Someone told me that gay marriage has been accepted in New York.

When I heard it I said it was just a matter of time anyway – soon the whole Western world will be ruled by hedonism. One might say that it’s not hedonism, that no-one can’t help it whether he loves boys or girls. But then again the fact that you are urged or inclined towards some preference doesn’t automatically mean you should give in to it. Who is to say that there is not some Nobility in struggling against the preferences we find in ourselves, should we judge them to be wrong?

Which begs the question: “Wrong, according to what standard?” And who is it that sets the standards today?

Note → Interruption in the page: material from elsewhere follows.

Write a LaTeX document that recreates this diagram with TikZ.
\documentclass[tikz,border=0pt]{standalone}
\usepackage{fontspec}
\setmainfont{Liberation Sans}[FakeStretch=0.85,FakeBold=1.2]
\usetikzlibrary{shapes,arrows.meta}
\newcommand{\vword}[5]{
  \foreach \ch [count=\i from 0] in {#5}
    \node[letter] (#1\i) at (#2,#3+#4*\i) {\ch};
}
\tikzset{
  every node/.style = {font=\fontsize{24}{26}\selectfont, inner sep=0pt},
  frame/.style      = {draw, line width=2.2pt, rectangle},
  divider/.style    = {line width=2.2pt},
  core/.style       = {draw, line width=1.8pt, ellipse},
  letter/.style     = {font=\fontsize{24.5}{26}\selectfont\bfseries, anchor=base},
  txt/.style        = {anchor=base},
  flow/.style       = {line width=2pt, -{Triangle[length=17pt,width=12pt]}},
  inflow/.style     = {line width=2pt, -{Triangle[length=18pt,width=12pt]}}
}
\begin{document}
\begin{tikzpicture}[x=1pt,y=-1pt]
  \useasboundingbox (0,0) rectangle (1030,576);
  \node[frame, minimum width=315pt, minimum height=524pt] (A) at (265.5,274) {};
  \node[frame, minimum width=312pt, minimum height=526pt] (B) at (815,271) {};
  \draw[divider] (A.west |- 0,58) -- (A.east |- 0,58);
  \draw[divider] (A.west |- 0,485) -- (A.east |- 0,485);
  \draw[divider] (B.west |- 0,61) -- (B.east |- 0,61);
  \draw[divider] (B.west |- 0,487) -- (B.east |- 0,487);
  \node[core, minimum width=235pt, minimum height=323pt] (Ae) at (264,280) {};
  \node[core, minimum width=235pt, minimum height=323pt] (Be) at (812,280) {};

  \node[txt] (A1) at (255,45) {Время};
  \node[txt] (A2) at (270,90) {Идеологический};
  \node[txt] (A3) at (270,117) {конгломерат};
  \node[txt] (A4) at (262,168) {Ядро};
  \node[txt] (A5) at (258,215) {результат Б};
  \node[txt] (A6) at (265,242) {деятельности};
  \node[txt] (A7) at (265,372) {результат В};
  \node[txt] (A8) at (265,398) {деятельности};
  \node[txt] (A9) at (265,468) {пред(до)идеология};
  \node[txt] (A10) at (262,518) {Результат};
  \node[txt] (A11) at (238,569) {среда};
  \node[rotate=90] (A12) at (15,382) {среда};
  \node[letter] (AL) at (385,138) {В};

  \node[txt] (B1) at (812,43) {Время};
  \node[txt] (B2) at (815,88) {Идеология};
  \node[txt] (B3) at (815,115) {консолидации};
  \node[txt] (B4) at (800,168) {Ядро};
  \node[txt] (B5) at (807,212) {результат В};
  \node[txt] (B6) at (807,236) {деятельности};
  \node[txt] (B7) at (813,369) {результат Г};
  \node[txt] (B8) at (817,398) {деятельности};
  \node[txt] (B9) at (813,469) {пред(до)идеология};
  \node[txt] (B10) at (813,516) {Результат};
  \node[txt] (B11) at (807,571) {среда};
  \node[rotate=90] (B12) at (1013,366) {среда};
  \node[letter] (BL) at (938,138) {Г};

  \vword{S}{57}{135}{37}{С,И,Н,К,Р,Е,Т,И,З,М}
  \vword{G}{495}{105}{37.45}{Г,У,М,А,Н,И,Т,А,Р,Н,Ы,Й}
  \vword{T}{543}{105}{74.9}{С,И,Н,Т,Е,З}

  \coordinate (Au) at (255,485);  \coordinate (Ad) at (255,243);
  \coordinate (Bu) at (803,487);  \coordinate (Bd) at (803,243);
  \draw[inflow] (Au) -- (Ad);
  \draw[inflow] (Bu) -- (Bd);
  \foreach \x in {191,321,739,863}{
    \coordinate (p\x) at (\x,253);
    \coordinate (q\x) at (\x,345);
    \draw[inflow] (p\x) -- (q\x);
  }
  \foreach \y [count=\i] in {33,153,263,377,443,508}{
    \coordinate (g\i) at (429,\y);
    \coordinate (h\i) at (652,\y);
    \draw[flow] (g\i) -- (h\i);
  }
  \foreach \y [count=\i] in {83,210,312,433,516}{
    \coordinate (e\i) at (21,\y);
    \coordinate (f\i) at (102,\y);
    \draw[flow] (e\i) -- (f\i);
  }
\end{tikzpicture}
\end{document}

The idea commonly established in the Western world is that convenience and pleasure should prevail above everything, and that no behaviour matters as long as it does not diminish the convenience or pleasures of others. This is the instinct that wins out in most people naturally, and also the Utilitarian philosophy that would inevitably prevail as soon as the Axis powers were defeated in World War II.

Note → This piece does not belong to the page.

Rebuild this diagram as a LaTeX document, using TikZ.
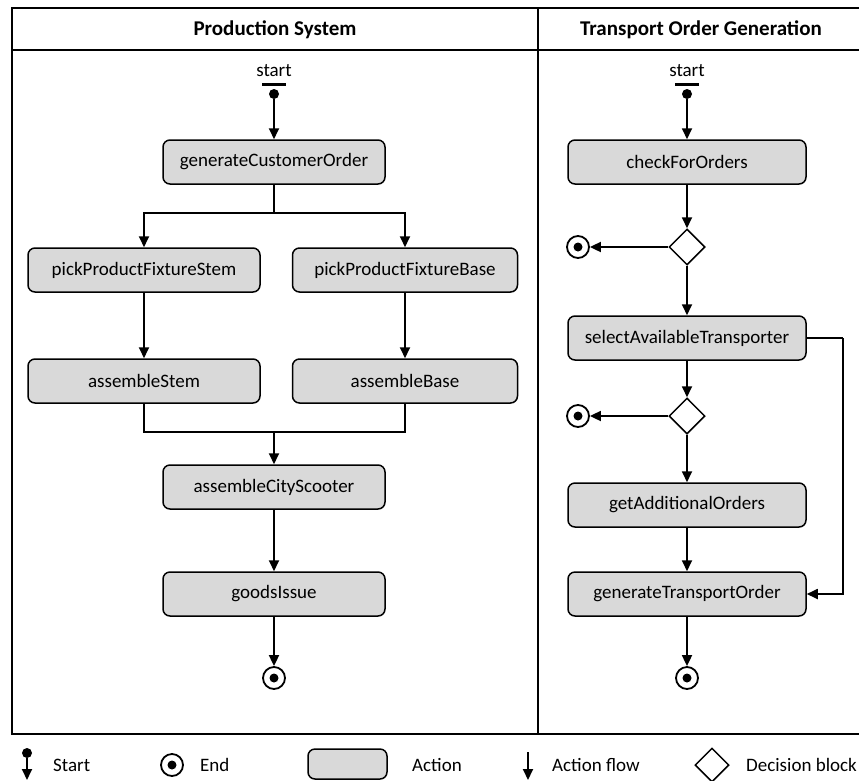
\documentclass[tikz,border=0pt]{standalone}
\usepackage{fontspec}
\setmainfont{Carlito}
\usetikzlibrary{arrows.meta,shapes.geometric,positioning}
\definecolor{actiongray}{HTML}{D9D9D9}
\tikzset{
  action/.style={draw, line width=1.5pt, rounded corners=7pt, fill=actiongray,
    minimum width=222pt, minimum height=44pt, inner sep=0pt,
    font=\fontsize{19}{22}\selectfont},
  wideaction/.style={action, minimum width=238pt},
  decision/.style={draw, diamond, line width=1.5pt, minimum size=36pt, inner sep=0pt, fill=white},
  endnode/.style={draw, circle, line width=1.8pt, minimum size=22pt, inner sep=0pt,
    path picture={\fill (path picture bounding box.center) circle (4.5pt);}},
  startdot/.style={circle, fill, minimum size=10pt, inner sep=0pt},
  startbar/.style={fill, minimum width=24pt, minimum height=3pt, inner sep=0pt},
  flow/.style={line width=1.8pt, -{Triangle[width=10pt,length=11pt]}},
  plain/.style={line width=1.8pt},
  lane/.style={font=\bfseries\fontsize{21}{24}\selectfont},
  txt/.style={font=\fontsize{19}{22}\selectfont, inner sep=0pt},
}
\begin{document}
\begin{tikzpicture}[x=1pt,y=-1pt]
  \useasboundingbox (0,0) rectangle (859,780);

  % swimlanes
  \draw[line width=1.5pt] (12,8) rectangle (870,734);
  \draw[line width=1.5pt] (12,50) -- (870,50);
  \draw[line width=1.5pt] (538,8) -- (538,734);
  \node[lane] (prodlane) at (275,30) {Production System};
  \node[lane] (translane) at (701,30) {Transport Order Generation};

  % production system
  \node[startbar, label={[txt, label distance=5pt]above:start}] (pbar) at (274,84) {};
  \node[startdot] (pstart) at (274,94) {};
  \node[action] (gco) at (274,162) {generateCustomerOrder};
  \node[action, minimum width=232pt] (pfs) at (144,270) {pickProductFixtureStem};
  \node[action, minimum width=225pt] (pfb) at (405,270) {pickProductFixtureBase};
  \node[action, minimum width=232pt] (ast) at (144,381) {assembleStem};
  \node[action, minimum width=225pt] (abs) at (405,381) {assembleBase};
  \node[action] (acs) at (274,487) {assembleCityScooter};
  \node[action] (gis) at (274,594) {goodsIssue};
  \node[endnode] (pend) at (274,678) {};
  \coordinate (split) at (274,213);
  \coordinate (merge) at (274,432);

  \draw[flow] (pstart) -- (gco);
  \draw[plain] (gco) -- (split);
  \draw[flow] (split) -| (pfs);
  \draw[flow] (split) -| (pfb);
  \draw[flow] (pfs) -- (ast);
  \draw[flow] (pfb) -- (abs);
  \draw[plain] (ast) |- (merge);
  \draw[plain] (abs) |- (merge);
  \draw[flow] (merge) -- (acs);
  \draw[flow] (acs) -- (gis);
  \draw[flow] (gis) -- (pend);

  % transport order generation
  \node[startbar, label={[txt, label distance=5pt]above:start}] (tbar) at (687,84) {};
  \node[startdot] (tstart) at (687,94) {};
  \node[wideaction] (cfo) at (687,162) {checkForOrders};
  \node[decision] (dec1) at (687,247) {};
  \node[endnode] (end1) at (578,247) {};
  \node[wideaction] (sat) at (687,338) {selectAvailableTransporter};
  \node[decision] (dec2) at (687,416) {};
  \node[endnode] (end2) at (578,416) {};
  \node[wideaction] (gao) at (687,505) {getAdditionalOrders};
  \node[wideaction] (gto) at (687,594) {generateTransportOrder};
  \node[endnode] (tend) at (687,678) {};
  \coordinate (loop) at (843,338);

  \draw[flow] (tstart) -- (cfo);
  \draw[flow] (cfo) -- (dec1);
  \draw[flow] (dec1) -- (end1);
  \draw[flow] (dec1) -- (sat);
  \draw[flow] (sat) -- (dec2);
  \draw[flow] (dec2) -- (end2);
  \draw[flow] (dec2) -- (gao);
  \draw[flow] (gao) -- (gto);
  \draw[plain] (sat.east) -- (loop);
  \draw[flow] (loop) |- (gto.east);
  \draw[flow] (gto) -- (tend);

  % legend
  \node[startdot] (lgdot) at (27,753) {};
  \coordinate (lgdotend) at (27,780);
  \draw[flow] (lgdot) -- (lgdotend);
  \node[txt, anchor=west] (lgstart) at (53,765) {Start};
  \node[endnode] (lgend) at (172,765) {};
  \node[txt, anchor=west] (lgendtxt) at (200,765) {End};
  \node[action, minimum width=79pt, minimum height=30pt] (lgact) at (347.5,764) {};
  \node[txt, anchor=west] (lgacttxt) at (412,765) {Action};
  \coordinate (lgflow) at (528,752);
  \coordinate (lgflowend) at (528,780);
  \draw[flow] (lgflow) -- (lgflowend);
  \node[txt, anchor=west] (lgflowtxt) at (552,765) {Action flow};
  \node[decision, minimum size=34pt] (lgdec) at (712,765) {};
  \node[txt, anchor=west] (lgdectxt) at (746,765) {Decision block};
\end{tikzpicture}
\end{document}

Utilitarianism in turn built itself up on the terms laid down by Hobbes: a form-expression of subjectivism. Don’t judge – its best not to judge, we shouldn’t judge other people’s ideas, we should only react once they become violent. The attitude that we tolerate all value-judgements, all ethical systems, that all we ever condemn is violence. Or, otherwise conduct that we don’t like, but we don’t criticize or judge anyone’s ethical system as good or evil, better or worse.

The idea that convenience and pleasure should prevail above everything, and that no behaviour matters as long as it does not diminish the convenience or pleasures of others, can also be referred to as pluralism. It rests on the core notion that no code of conduct or idea for a human aspiration is intrinsically more worthwhile than another. Therefore, so it would follow, we might all be best off pursuing the impulses we are endowed with by nature, to seek happiness in the pursuits of temporary pleasures.

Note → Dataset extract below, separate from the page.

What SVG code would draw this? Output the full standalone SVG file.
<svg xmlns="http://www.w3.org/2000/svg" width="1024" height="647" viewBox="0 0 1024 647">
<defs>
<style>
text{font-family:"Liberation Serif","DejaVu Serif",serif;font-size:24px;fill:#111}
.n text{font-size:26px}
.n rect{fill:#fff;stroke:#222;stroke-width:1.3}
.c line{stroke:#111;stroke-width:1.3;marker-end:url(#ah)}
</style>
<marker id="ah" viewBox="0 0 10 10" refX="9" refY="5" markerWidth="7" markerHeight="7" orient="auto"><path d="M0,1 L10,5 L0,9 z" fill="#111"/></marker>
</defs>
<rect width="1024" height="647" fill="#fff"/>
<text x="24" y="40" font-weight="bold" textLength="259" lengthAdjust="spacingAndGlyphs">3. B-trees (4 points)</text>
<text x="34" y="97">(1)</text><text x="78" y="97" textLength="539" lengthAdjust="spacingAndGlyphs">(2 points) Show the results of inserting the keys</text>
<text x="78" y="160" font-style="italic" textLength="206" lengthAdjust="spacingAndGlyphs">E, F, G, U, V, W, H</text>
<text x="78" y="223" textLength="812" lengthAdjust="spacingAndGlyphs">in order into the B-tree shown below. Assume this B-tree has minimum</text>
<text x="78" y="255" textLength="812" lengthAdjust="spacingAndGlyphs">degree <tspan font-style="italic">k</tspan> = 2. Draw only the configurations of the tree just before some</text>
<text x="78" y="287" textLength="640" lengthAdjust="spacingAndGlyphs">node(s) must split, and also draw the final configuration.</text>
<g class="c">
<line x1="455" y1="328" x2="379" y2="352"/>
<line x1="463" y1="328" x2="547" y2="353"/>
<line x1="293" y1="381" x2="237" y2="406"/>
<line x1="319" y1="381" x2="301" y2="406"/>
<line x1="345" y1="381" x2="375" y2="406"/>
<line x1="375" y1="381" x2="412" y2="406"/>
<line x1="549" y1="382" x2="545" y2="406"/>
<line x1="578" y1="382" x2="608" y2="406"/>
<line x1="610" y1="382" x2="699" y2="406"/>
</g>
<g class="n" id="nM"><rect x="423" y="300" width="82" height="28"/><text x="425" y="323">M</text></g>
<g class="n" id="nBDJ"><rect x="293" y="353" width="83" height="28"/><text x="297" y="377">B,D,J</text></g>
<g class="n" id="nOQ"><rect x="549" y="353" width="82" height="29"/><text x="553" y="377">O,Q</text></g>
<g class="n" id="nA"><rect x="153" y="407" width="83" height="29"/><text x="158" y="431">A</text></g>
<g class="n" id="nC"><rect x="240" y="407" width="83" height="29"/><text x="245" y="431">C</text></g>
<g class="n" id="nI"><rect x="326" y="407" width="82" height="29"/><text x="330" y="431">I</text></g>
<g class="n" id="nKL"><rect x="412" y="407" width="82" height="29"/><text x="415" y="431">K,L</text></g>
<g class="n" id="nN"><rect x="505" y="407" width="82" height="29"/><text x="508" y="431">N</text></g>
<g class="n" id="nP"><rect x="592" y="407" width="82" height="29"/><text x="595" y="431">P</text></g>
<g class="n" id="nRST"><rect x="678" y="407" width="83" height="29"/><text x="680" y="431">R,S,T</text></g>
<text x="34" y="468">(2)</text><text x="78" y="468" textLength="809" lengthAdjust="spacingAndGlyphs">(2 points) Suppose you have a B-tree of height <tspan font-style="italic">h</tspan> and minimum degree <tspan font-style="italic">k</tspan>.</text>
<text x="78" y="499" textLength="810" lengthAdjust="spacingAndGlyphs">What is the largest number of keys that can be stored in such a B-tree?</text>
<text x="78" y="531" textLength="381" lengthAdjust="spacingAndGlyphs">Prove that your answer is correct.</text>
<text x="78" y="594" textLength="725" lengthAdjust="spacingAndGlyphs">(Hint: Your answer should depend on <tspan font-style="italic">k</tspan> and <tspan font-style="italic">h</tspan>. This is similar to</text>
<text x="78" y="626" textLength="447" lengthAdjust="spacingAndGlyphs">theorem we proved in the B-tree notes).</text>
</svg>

In turn, one might argue that the natural urge to pursue temporary pleasures was instigated by nature to sustain life in its most primitive level: If we wouldn’t have received pleasure stimulation from tasty foods and cute girlies, we wouldn’t have been here today to begin with. Yet, as we moved past that level we developed intelligence to give us further answers to further life. And with it came ideas such as Honour, Reverence, Destiny, Perseverance, Prestige, Transcendence, Heroism, Duty, Serenity and Ascendancy. Yet today these ideas would be declared as subjective value-constructions with little tangible benefit.

These ideas would therefore be reserved for the private domain where people will be free to indulge at them without larger consequence. Whereas totalitarian systems of Europe in the 20th century took these concepts and made them the centre of the political stage, the education system, and through the gleichschaltung of every part of society at large. However these regimes perished in flames, and with them their visions of life.

Today, someone finally asked me whether the situation could be turned around or if we would perish with those principles.

As far as I can tell that would be hard, because you would have to convince people that there should be legislation against sodomy, adultery, bestiality and otherwise dishonourable conduct. But then people would say that this is a grey field of opinion, and that it really isn’t clear how society takes damage from these activities. People would argue that you were merely trying to use the legislative powers to make your subjective preferences for human aspirations into rule of law.

To express yourself you would have to speak in a vocabulary which has not pleasure-pursuit but living up to worthiness as the centre thought, and that is an aristocratic vocabulary your audience would feel estranged by.

What it comes down to is that people who take as their stance in life that the human being has a Higher Purpose to live up than merely to follow whatever impulses and desires well up in him, are a select few members of a dying breed. And through egalitarianism and democracy their voices will be drowned by the chattering of the masses and the TV’s. And that’s how History will end – not with a bang, but with a whimper.